Une déclaration pour le moins surprenante, d’autant que M. Bouchard était alors ministre de l’Emploi et de… l’Immigration. Ai-je besoin de mentionner que cela a fait bondir les gens de sa circonscription et donné des armes à l’opposition libérale ? Benoit Bouchard a rapidement rectifié le tir, plaidant une « erreur de termes ou de mots ». Au lieu du terme dérangé, il aurait, selon ses dires, voulu plutôt illustrer que la région n’avait pas été encore « perturbée » par l’arrivée massive d’immigrés.

Je connais un peu M. Bouchard, l’ayant interviewé à quelques reprises. J’ai pour lui le plus grand respect. Un homme honnête, accueillant, droit, chaleureux. Des mots qui sortent un peu vite, ça arrive, surtout en politique.

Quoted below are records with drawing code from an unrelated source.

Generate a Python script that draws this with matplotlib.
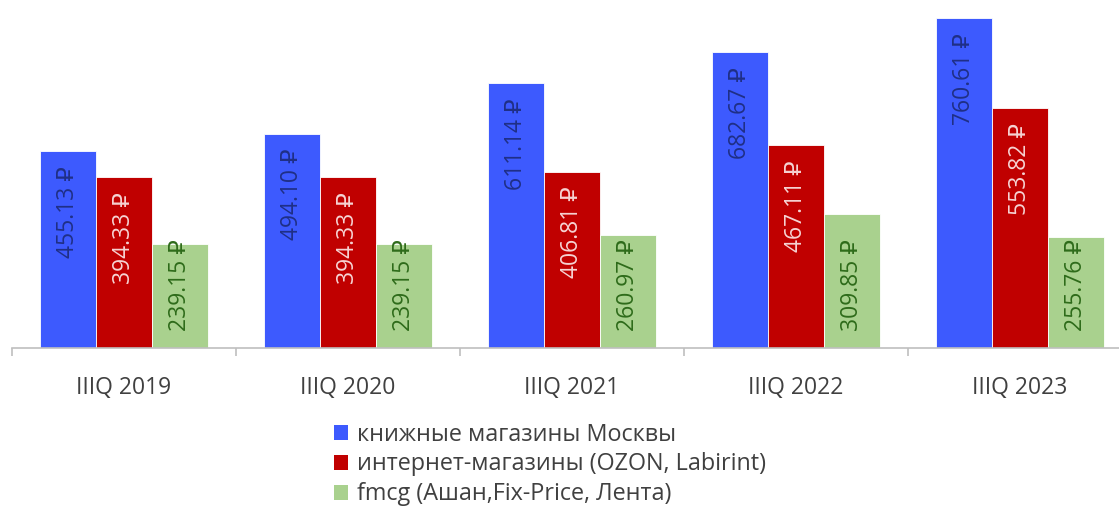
import matplotlib
matplotlib.use("Agg")
import matplotlib.pyplot as plt
import numpy as np
from matplotlib.patches import Patch

plt.rcParams['font.family'] = ['Open Sans', 'DejaVu Sans']

categories = ["IIIQ 2019", "IIIQ 2020", "IIIQ 2021", "IIIQ 2022", "IIIQ 2023"]
series_names = ["книжные магазины Москвы",
                "интернет-магазины (OZON, Labirint)",
                "fmcg (Ашан,Fix-Price, Лента)"]
moscow_books = [455.13, 494.10, 611.14, 682.67, 760.61]
online_shops = [394.33, 394.33, 406.81, 467.11, 553.82]
fmcg = [239.15, 239.15, 260.97, 309.85, 255.76]

series = [moscow_books, online_shops, fmcg]
bar_colors = ["#3D5AFE", "#C00000", "#A9D18E"]
label_colors = ["#1F2F86", "#F6D3D3", "#2E6B1A"]

W, H = 1119, 507
fig = plt.figure(figsize=(W / 100, H / 100), dpi=100)
ax = fig.add_axes([11.5 / W, (H - 348) / H, 1120 / W, 347 / H])

x = np.arange(len(categories))
bw = 0.25
for i, (vals, c, lc) in enumerate(zip(series, bar_colors, label_colors)):
    pos = x + (i - 1) * bw
    ax.bar(pos, vals, width=bw, color=c, edgecolor='white', linewidth=0.6, zorder=2)
    for xp, v in zip(pos, vals):
        if i < 2:
            ax.annotate(f"{v:.2f} ₽", xy=(xp, v), xytext=(0, -11), textcoords='offset points',
                        rotation=90, ha='center', va='top', fontsize=16.5, color=lc, zorder=3)
        else:
            ax.annotate(f"{v:.2f} ₽", xy=(xp, 0), xytext=(0, 12), textcoords='offset points',
                        rotation=90, ha='center', va='bottom', fontsize=16.5, color=lc, zorder=3)

ax.set_xlim(-0.5, len(categories) - 0.5)
ax.set_ylim(0, 800)
ax.set_yticks([])
for s in ['top', 'right', 'left']:
    ax.spines[s].set_visible(False)
ax.spines['bottom'].set_color('#BFBFBF')
ax.spines['bottom'].set_linewidth(1.2)

ax.set_xticks(np.arange(-0.5, len(categories), 1.0))
ax.set_xticklabels([])
ax.tick_params(axis='x', length=6, color='#BFBFBF', width=1.2)
ax.set_xticks(x, minor=True)
ax.set_xticklabels(categories, minor=True, fontsize=16.5, color='#404040')
ax.tick_params(axis='x', which='minor', length=0, pad=20)

handles = [Patch(facecolor=c) for c in bar_colors]
fig.legend(handles, series_names, loc='upper left', bbox_to_anchor=(315 / W, 1 - 404 / H),
           frameon=False, fontsize=16.8, labelcolor='#404040', handlelength=0.6, handleheight=0.6,
           handletextpad=0.4, labelspacing=0.25, borderpad=0.3)

fig.savefig("out.png", dpi=100)
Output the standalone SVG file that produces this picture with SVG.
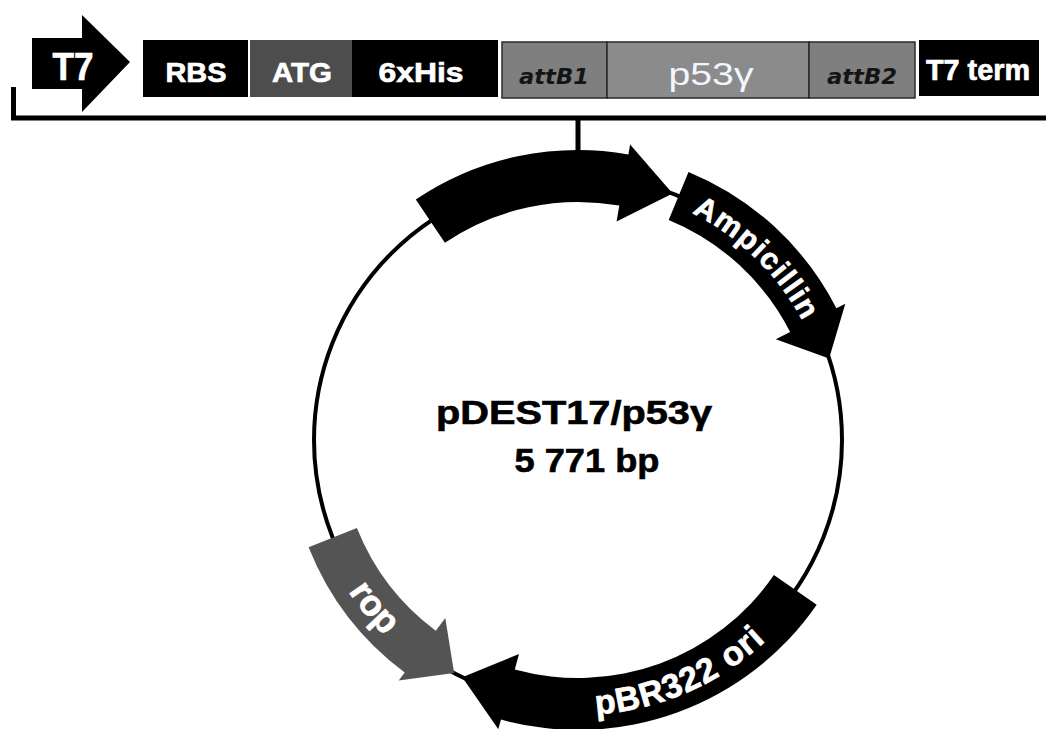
<svg xmlns="http://www.w3.org/2000/svg" xmlns:xlink="http://www.w3.org/1999/xlink" width="1046" height="729" viewBox="0 0 1046 729">
<style>
.lbl{font-family:"Liberation Sans",Arial,sans-serif;font-weight:bold;fill:#fff;stroke:#fff;stroke-width:0.7}
.att{font-family:"DejaVu Sans",Verdana,sans-serif;font-weight:bold;font-style:italic;fill:#141414;font-size:21px}
.box{stroke:#2a2a2a;stroke-width:1.5}
.ctr{font-family:"Liberation Sans",Arial,sans-serif;font-weight:bold;fill:#000;stroke:#000;stroke-width:0.6;font-size:33px}
</style>
<defs>
<path id="pAmp" d="M643.7,194.7 A253,253 0 0 1 822.2,370.0"/>
<path id="pOri" d="M530.2,710.8 A275,275 0 0 0 808.6,589.8"/>
<path id="pRop" d="M312.4,511.2 A273,273 0 0 0 448.9,682.8"/>
</defs>
<rect width="1046" height="729" fill="#fff"/>
<g id="connectors">
<path d="M13.5,87 V118 H1046" fill="none" stroke="#000" stroke-width="5"/>
<line x1="578" y1="118" x2="578" y2="158" stroke="#000" stroke-width="5"/>
</g>
<g id="T7">
<polygon points="32,38 82,38 82,15 130,62 82,112 82,89 32,89" fill="#000"/>
<text class="lbl" x="73" y="80" font-size="39" text-anchor="middle" textLength="41" lengthAdjust="spacingAndGlyphs">T7</text>
</g>
<g id="RBS">
<rect x="143" y="40" width="105" height="57" fill="#000"/>
<text class="lbl" x="196" y="82" font-size="28" text-anchor="middle" textLength="61" lengthAdjust="spacingAndGlyphs">RBS</text>
</g>
<g id="ATG">
<rect x="250" y="40" width="102" height="57" fill="#4d4d4d"/>
<text class="lbl" x="302" y="82" font-size="28" text-anchor="middle" textLength="60" lengthAdjust="spacingAndGlyphs">ATG</text>
</g>
<g id="His">
<rect x="352" y="40" width="146" height="57" fill="#000"/>
<text class="lbl" x="421" y="82" font-size="28" text-anchor="middle" textLength="85" lengthAdjust="spacingAndGlyphs">6xHis</text>
</g>
<g id="attB1">
<rect class="box" x="502" y="42" width="105" height="56" fill="#7f7f7f"/>
<text class="att" x="554" y="84" text-anchor="middle" textLength="70" lengthAdjust="spacingAndGlyphs">attB1</text>
</g>
<g id="p53">
<rect class="box" x="607" y="42" width="202" height="56" fill="#8b8b8b"/>
<text x="711" y="85" font-family="Liberation Sans,Arial,sans-serif" font-size="32" fill="#f2f6ff" text-anchor="middle" textLength="85" lengthAdjust="spacingAndGlyphs">p53γ</text>
</g>
<g id="attB2">
<rect class="box" x="809" y="42" width="106" height="56" fill="#7f7f7f"/>
<text class="att" x="862" y="84" text-anchor="middle" textLength="70" lengthAdjust="spacingAndGlyphs">attB2</text>
</g>
<g id="T7term">
<rect x="919" y="40" width="120" height="56" fill="#000"/>
<text class="lbl" x="978" y="80" font-size="29" text-anchor="middle" textLength="104" lengthAdjust="spacingAndGlyphs">T7 term</text>
</g>
<g id="plasmid">
<circle cx="578" cy="440" r="264" fill="none" stroke="#000" stroke-width="4"/>
</g>
<g id="insert">
<path d="M415.8,199.6 A290,290 0 0 1 628.4,154.4 L630.1,144.6 L672.6,193.5 L616.6,221.4 L619.3,205.6 A238,238 0 0 0 444.9,242.7 Z" fill="#000"/>
</g>
<g id="ampicillin">
<path d="M688.5,171.9 A290,290 0 0 1 836.4,308.3 L845.3,303.8 L829.1,358.4 L775.8,339.2 L790.1,331.9 A238,238 0 0 0 668.7,220.0 Z" fill="#000"/>
<text class="lbl" font-size="30" letter-spacing="1.5"><textPath xlink:href="#pAmp" href="#pAmp" startOffset="50%" text-anchor="middle">Ampicillin</textPath></text>
</g>
<g id="ori">
<path d="M816.7,604.7 A290,290 0 0 1 501.0,719.6 L498.3,729.2 L462.3,677.3 L519.0,654.0 L514.8,669.5 A238,238 0 0 0 773.9,575.1 Z" fill="#000"/>
<text class="lbl" font-size="34" letter-spacing="1"><textPath xlink:href="#pOri" href="#pOri" startOffset="50%" text-anchor="middle">pBR322 ori</textPath></text>
</g>
<g id="rop">
<path d="M308.6,547.2 A290,290 0 0 0 404.7,672.5 L398.7,680.5 L454.1,673.1 L445.3,618.0 L435.8,630.8 A238,238 0 0 1 356.9,528.0 Z" fill="#545454"/>
<text class="lbl" font-size="36"><textPath xlink:href="#pRop" href="#pRop" startOffset="52%" text-anchor="middle">rop</textPath></text>
</g>
<g id="title">
<text class="ctr" x="574" y="424" text-anchor="middle" textLength="276" lengthAdjust="spacingAndGlyphs">pDEST17/p53γ</text>
<text class="ctr" x="587" y="472" text-anchor="middle" textLength="145" lengthAdjust="spacingAndGlyphs">5 771 bp</text>
</g>
</svg>
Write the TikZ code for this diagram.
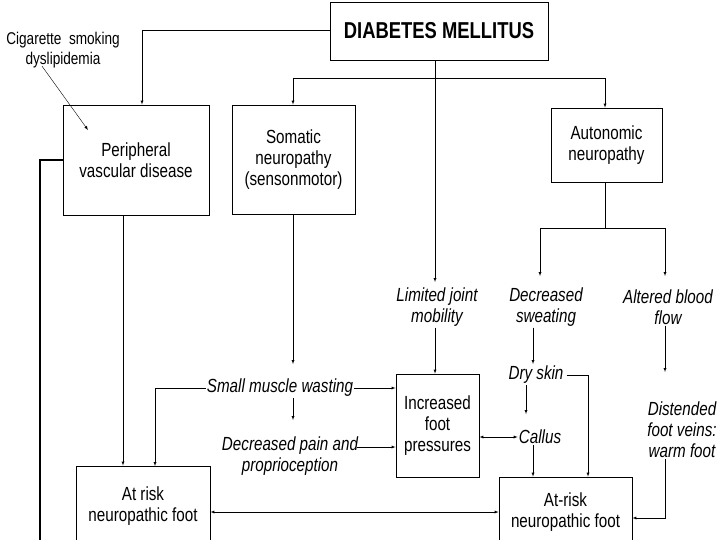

Vous souvenez- vous d’une autre déclaration croche, sortie de la bouche d’un autre Bouchard, Lucien cette fois, qui, en pleine campagne référendaire, a déploré dans un discours que les Québécois constituaient: « le peuple de race blanche faisant le moins d’enfants », des propos qui heureusement pour lui ne lui ont pas collé à la peau.

Bref, c’est le genre de constats qui ne passeraient plus en 2024, d’autant plus que les personnes issues de l’immigration sont considérées désormais comme notre avenir. Ni plus ni moins. Le visage du Saguenay-Lac-Saint-Jean change à vitesse grand V, on le constate à la banque, au dépanneur, dans nos usines. Le Saguenay et le Lac-Saint-Jean deviennent multiethniques.

Et puis il y a les travailleurs étrangers temporaires. Dans le contexte de la pénurie de main-d’oeuvre, ceux-ci sont essentiels pour de nombreux employeurs mais malheureusement, trop souvent, ils ne reçoivent pas la considération qu’ils méritent. J’ai été témoin d’injustices flagrantes. Exemple, des travailleurs latinos, employés d’un équipementier de Saguenay, qui reçoivent bien moins en salaire que leurs collègues québécois pour l’exécution du même boulot, des mêmes tâches. Comment cela se peut-il ?

Un ami à moi, venant de la Colombie, est même chef d’équipe et son tarif horaire est en dessous de celui des travailleurs dont il a la responsabilité. Que fait son syndicat lui ai-je demandé. Il a répondu en haussant les épaules, un peu gêné. J’ai compris que le syndicat était complice de l’injustice. Comment peut- on laisser faire ? Dans le contexte de la pénurie de main-d’oeuvre, les travailleurs étrangers sont essentiels pour de nombreux employeurs. Ils sont parmi nous et tentent tant bien que mal de s’intégrer. Et parfois victimes d’iniquités, ils n’osent faire valoir leur droit.

Juste au cours des deux dernières années, 360 entreprises du Saguenay-Lac-Saint-Jean ont recruté un peu plus de 2500 travailleurs étrangers. Et oui, rien que pour les deux dernières années. Vous pensez que c’est beaucoup ? Selon les prévisions des experts, pour maintenir la croissance actuelle, notre région aura besoin d’environ 10 000 nouveaux citoyens au cours des 10 prochaines années, peut-être davantage.

On peut bien envoyer la balle aux gouvernements, mais supporter nos nouveaux concitoyens, ça passe d’abord par l’engagement de chacun d’entre nous. Je conclus en paraphrasant Kennedy: ne te demande pas ce qu’ils peuvent faire pour toi, mais ce que tu peux faire pour eux.